What I Don't Do On a Red Day
I don't test maxes. I don't go into a Warrior 1 workout at full working weight. I don't spar hard at BJJ — because the risk profile changes when recovery is this low. In jiu-jitsu specifically, reaction time degrades when you're sleep-deprived. You're more likely to get into bad positions you can't read fast enough to escape, and the injury risk from fatigue isn't just about muscles — it's about decision-making speed on the mat.
I also don't panic. One 18% day doesn't unwind months of training. The mistake is training through it at full intensity and then wondering why you're beat up two days later.
The AI System's Role
The recommendation — Active Recovery, 77.8% confidence, weighted score 55.65 — comes from my OpenClaw-built fitness assistant that runs every morning before I wake up. It pulls from WHOOP, Garmin, 8Sleep, Speediance workout history, and calorie data. It runs a weighted scoring model across those inputs and outputs a training recommendation with a confidence level and specific flags.
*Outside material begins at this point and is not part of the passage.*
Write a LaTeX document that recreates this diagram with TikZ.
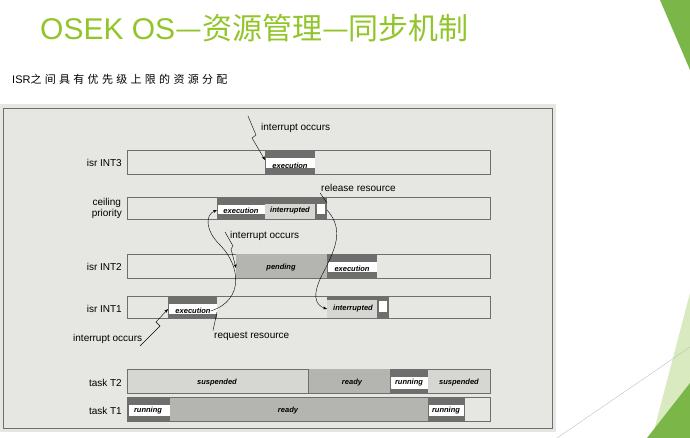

The "77.8% confidence" on Active Recovery means the model sees conflicting signals — not everything points the same direction. The previous day's strain of 11.6 wasn't high enough on its own to demand rest. But combined with 3.5 hours of sleep, HRV that's well below baseline, and an 8Sleep score of 61, it lands on Active Recovery and surfaces the sleep debt as the primary driver.
I don't follow it blindly. But it's right more often than I am when I'm trying to rationalize a training session my body isn't ready for.
The Real Test
The honest measurement of a recovery protocol isn't how you feel after one red day — it's whether your training trend over weeks and months keeps moving up. My Speediance volume data says it is. My Garmin running data says it is (I'll get into that in the Garmin post). The transformation from 242 lbs to where I am now didn't happen by ignoring red days. It happened by executing hard on green and yellow days, and actually resting on red ones.
An 18% WHOOP score is the machine's way of telling you the same thing a good coach would: *not today*. The data's been right every time I listened to it.